■ EXERCISE DIRECTIONS:
Repeat only what lies from the line with "Output the Python" to the line with "ha='center', va='bottom', fontsize=FS)", those two lines included, exactly as it stands; omit any images.

■ SUPPLIED INFORMATION:
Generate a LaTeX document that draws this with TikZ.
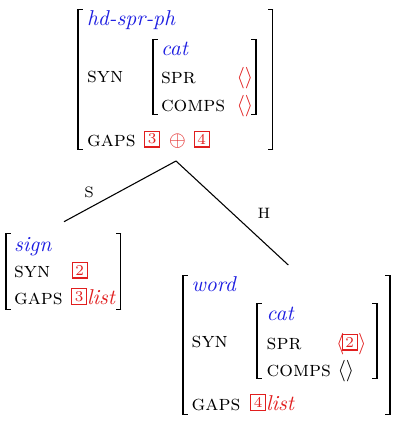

---

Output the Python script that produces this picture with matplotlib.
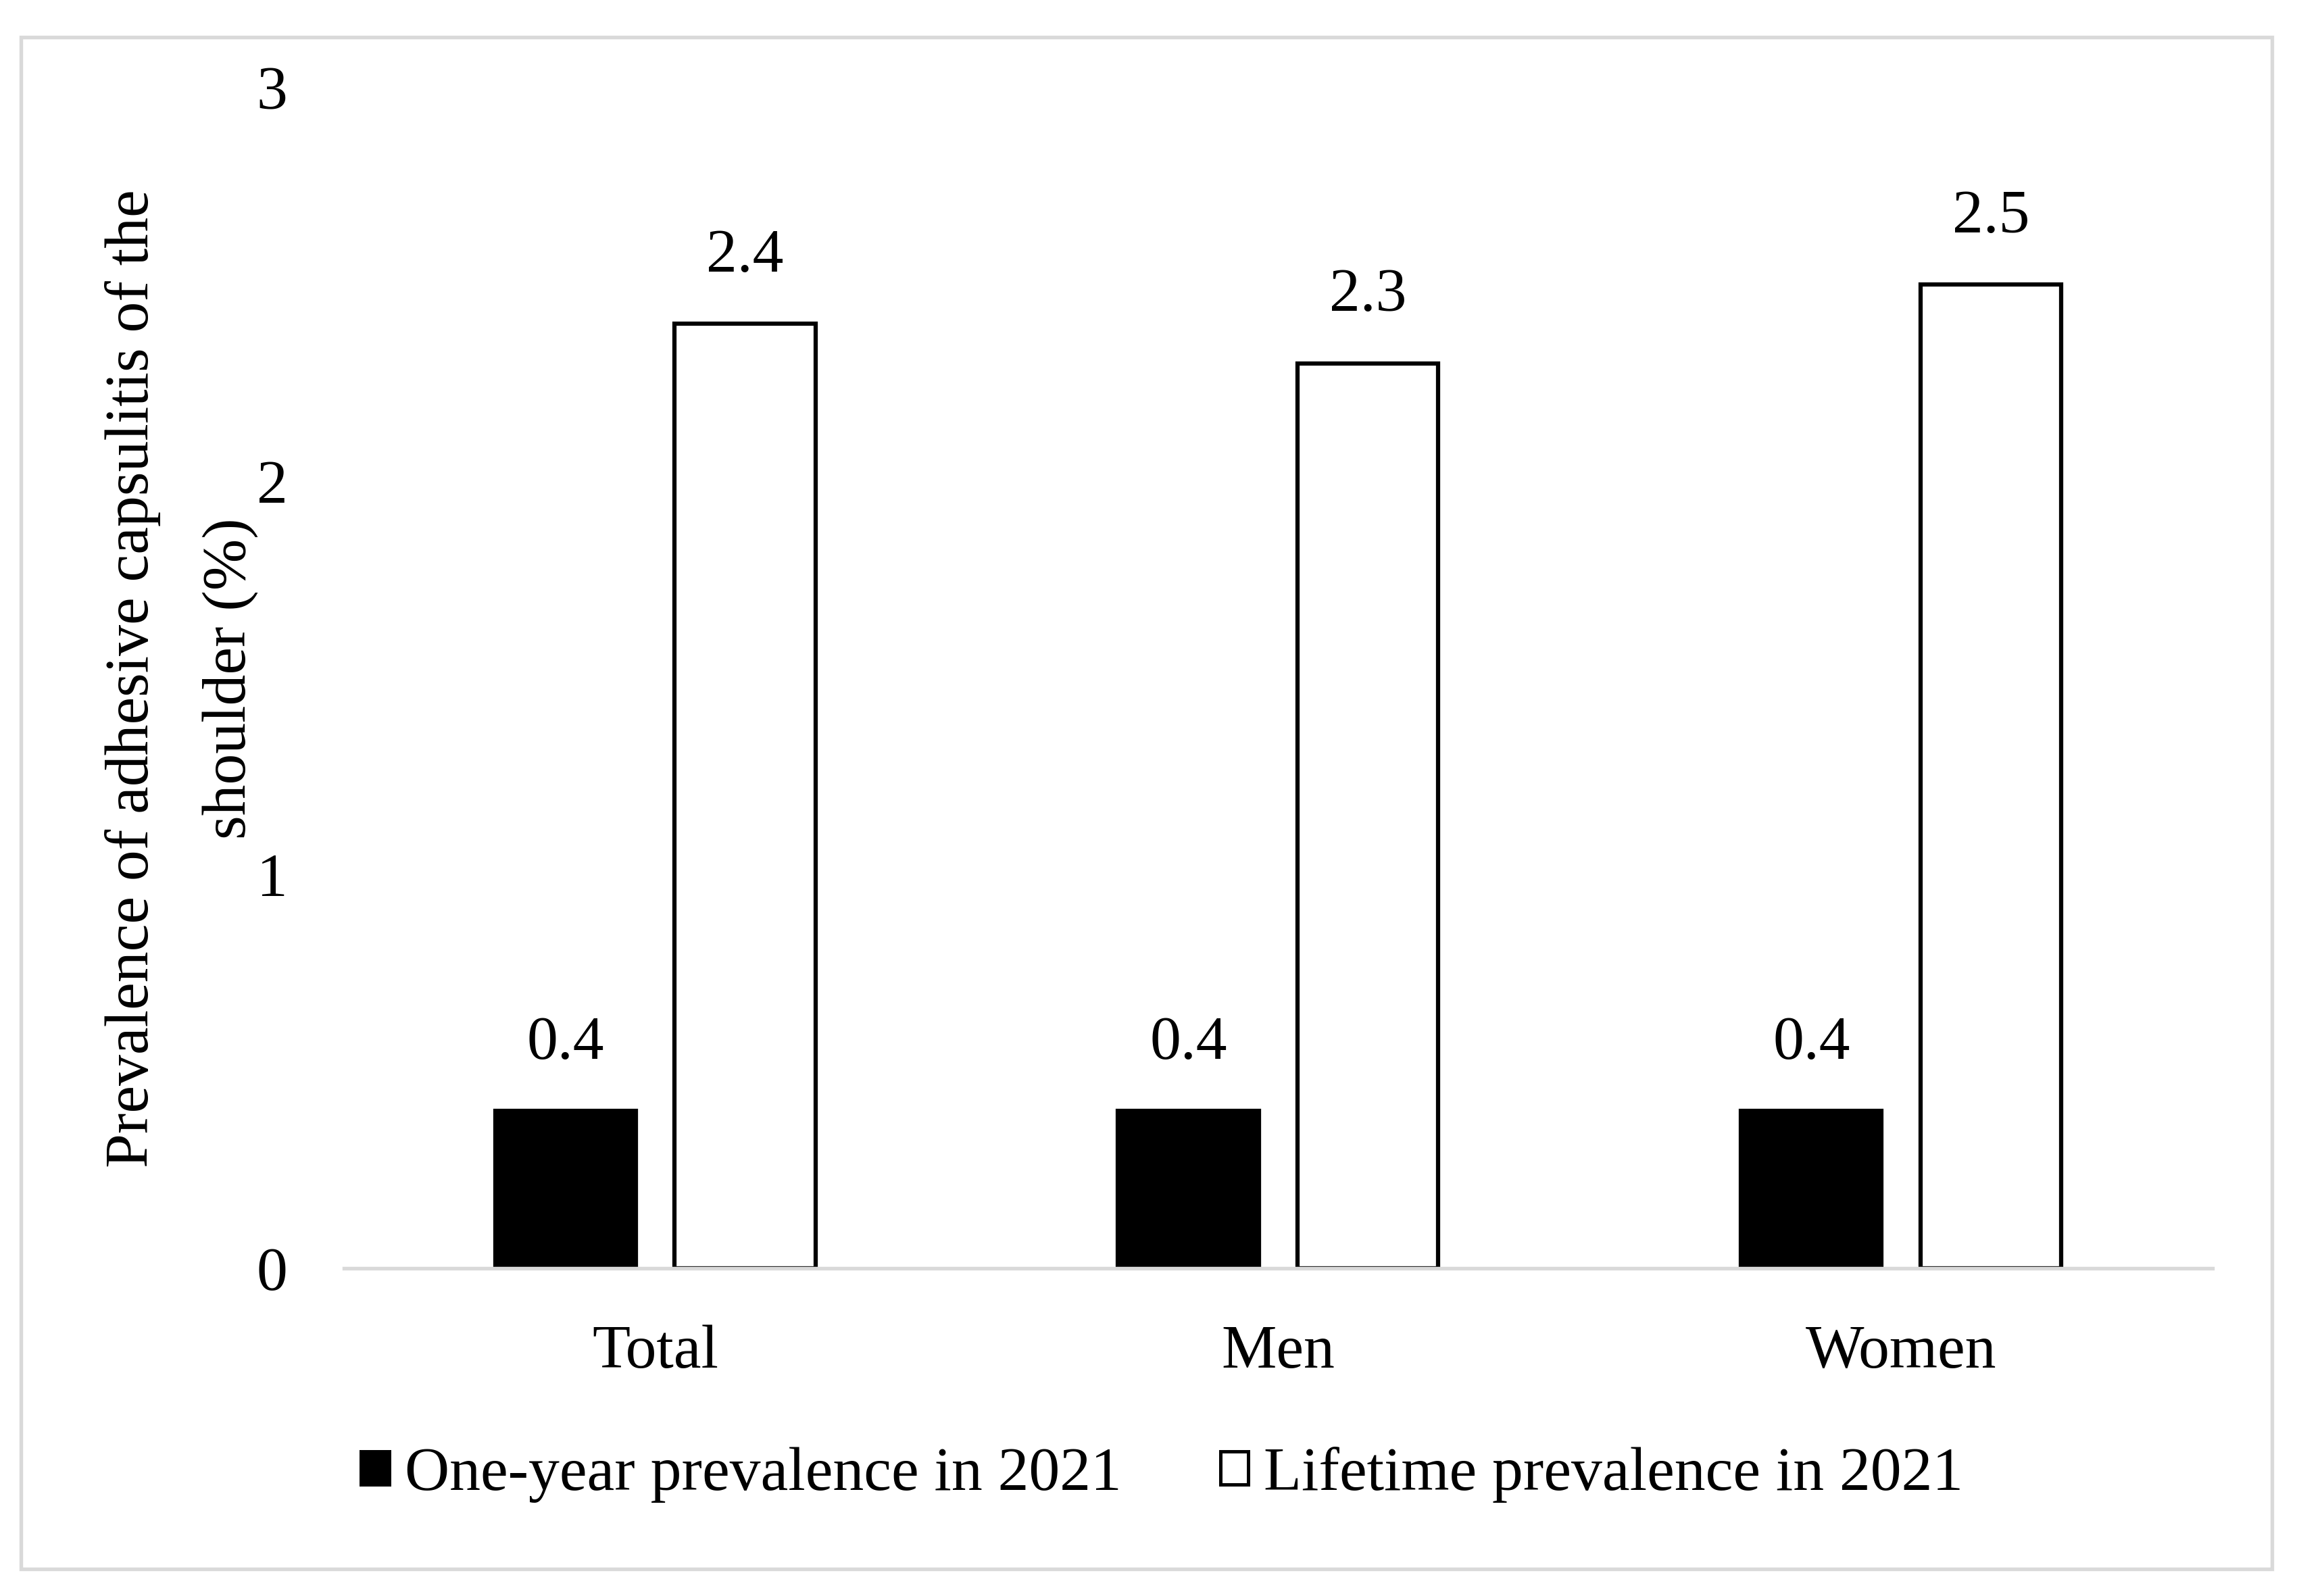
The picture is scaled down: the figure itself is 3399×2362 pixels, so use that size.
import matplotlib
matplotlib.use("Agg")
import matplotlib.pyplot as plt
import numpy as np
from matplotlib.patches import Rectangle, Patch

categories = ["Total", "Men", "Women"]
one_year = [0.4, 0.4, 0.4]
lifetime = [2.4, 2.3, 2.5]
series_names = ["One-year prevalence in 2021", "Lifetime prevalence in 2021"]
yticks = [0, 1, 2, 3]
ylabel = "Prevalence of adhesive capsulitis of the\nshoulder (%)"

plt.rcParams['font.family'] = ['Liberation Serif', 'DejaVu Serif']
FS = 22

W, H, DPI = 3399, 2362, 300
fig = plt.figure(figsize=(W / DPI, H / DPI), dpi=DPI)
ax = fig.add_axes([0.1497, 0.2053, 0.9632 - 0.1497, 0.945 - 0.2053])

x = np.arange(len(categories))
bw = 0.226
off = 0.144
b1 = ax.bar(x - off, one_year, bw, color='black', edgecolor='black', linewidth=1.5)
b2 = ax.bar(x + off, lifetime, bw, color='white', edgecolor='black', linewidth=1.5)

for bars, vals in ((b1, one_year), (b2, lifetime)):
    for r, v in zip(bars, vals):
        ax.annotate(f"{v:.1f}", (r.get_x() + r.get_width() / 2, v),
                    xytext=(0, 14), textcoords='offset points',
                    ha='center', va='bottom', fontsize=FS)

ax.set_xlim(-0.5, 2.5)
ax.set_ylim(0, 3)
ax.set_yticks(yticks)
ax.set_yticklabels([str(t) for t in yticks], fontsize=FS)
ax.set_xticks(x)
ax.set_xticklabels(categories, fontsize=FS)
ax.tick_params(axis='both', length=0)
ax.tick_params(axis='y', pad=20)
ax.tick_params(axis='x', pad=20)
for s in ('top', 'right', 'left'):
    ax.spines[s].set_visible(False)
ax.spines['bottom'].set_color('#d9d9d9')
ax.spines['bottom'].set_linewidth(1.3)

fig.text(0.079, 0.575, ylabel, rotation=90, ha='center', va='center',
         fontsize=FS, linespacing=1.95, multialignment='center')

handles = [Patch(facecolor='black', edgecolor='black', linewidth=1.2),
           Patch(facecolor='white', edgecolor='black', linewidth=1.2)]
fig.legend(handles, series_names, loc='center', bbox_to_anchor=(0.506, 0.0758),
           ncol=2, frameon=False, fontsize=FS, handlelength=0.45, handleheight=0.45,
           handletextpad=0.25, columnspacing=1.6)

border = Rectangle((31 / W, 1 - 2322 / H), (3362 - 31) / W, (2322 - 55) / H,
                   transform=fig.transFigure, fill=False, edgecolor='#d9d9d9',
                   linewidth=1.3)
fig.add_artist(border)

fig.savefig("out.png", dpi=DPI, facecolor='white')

--

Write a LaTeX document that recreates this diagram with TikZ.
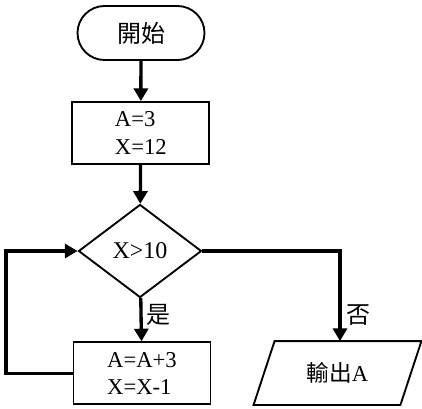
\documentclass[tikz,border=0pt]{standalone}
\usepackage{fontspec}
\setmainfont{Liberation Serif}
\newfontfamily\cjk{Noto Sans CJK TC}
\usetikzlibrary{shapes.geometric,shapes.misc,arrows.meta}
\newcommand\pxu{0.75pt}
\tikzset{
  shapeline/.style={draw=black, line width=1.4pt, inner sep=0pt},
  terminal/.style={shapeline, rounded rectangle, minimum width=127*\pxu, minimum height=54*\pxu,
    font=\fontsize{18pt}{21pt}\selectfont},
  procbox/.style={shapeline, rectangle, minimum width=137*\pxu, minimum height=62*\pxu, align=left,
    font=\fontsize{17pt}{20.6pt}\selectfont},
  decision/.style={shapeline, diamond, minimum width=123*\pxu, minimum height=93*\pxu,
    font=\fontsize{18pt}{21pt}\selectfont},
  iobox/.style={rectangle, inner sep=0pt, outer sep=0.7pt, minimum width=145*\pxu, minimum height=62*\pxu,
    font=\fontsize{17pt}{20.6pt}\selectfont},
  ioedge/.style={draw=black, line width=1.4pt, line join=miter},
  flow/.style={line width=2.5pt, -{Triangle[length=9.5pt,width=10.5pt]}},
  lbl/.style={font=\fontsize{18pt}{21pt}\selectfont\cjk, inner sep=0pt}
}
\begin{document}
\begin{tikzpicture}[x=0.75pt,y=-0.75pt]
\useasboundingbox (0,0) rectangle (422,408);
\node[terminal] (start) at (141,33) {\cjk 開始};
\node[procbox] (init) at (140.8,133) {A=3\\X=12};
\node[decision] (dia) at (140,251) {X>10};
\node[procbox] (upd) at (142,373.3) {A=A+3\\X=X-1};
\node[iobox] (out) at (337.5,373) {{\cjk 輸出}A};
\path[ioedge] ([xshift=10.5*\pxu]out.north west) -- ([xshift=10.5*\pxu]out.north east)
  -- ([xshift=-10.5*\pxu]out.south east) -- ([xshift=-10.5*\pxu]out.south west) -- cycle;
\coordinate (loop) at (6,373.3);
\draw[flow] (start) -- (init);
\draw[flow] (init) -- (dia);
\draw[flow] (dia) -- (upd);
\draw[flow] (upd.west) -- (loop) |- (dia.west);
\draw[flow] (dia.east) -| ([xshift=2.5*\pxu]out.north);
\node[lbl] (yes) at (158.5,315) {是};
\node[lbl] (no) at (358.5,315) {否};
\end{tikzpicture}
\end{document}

■ RESPONSE TO THE EXERCISE:
Output the Python script that produces this picture with matplotlib.
The picture is scaled down: the figure itself is 3399×2362 pixels, so use that size.
import matplotlib
matplotlib.use("Agg")
import matplotlib.pyplot as plt
import numpy as np
from matplotlib.patches import Rectangle, Patch

categories = ["Total", "Men", "Women"]
one_year = [0.4, 0.4, 0.4]
lifetime = [2.4, 2.3, 2.5]
series_names = ["One-year prevalence in 2021", "Lifetime prevalence in 2021"]
yticks = [0, 1, 2, 3]
ylabel = "Prevalence of adhesive capsulitis of the\nshoulder (%)"

plt.rcParams['font.family'] = ['Liberation Serif', 'DejaVu Serif']
FS = 22

W, H, DPI = 3399, 2362, 300
fig = plt.figure(figsize=(W / DPI, H / DPI), dpi=DPI)
ax = fig.add_axes([0.1497, 0.2053, 0.9632 - 0.1497, 0.945 - 0.2053])

x = np.arange(len(categories))
bw = 0.226
off = 0.144
b1 = ax.bar(x - off, one_year, bw, color='black', edgecolor='black', linewidth=1.5)
b2 = ax.bar(x + off, lifetime, bw, color='white', edgecolor='black', linewidth=1.5)

for bars, vals in ((b1, one_year), (b2, lifetime)):
    for r, v in zip(bars, vals):
        ax.annotate(f"{v:.1f}", (r.get_x() + r.get_width() / 2, v),
                    xytext=(0, 14), textcoords='offset points',
                    ha='center', va='bottom', fontsize=FS)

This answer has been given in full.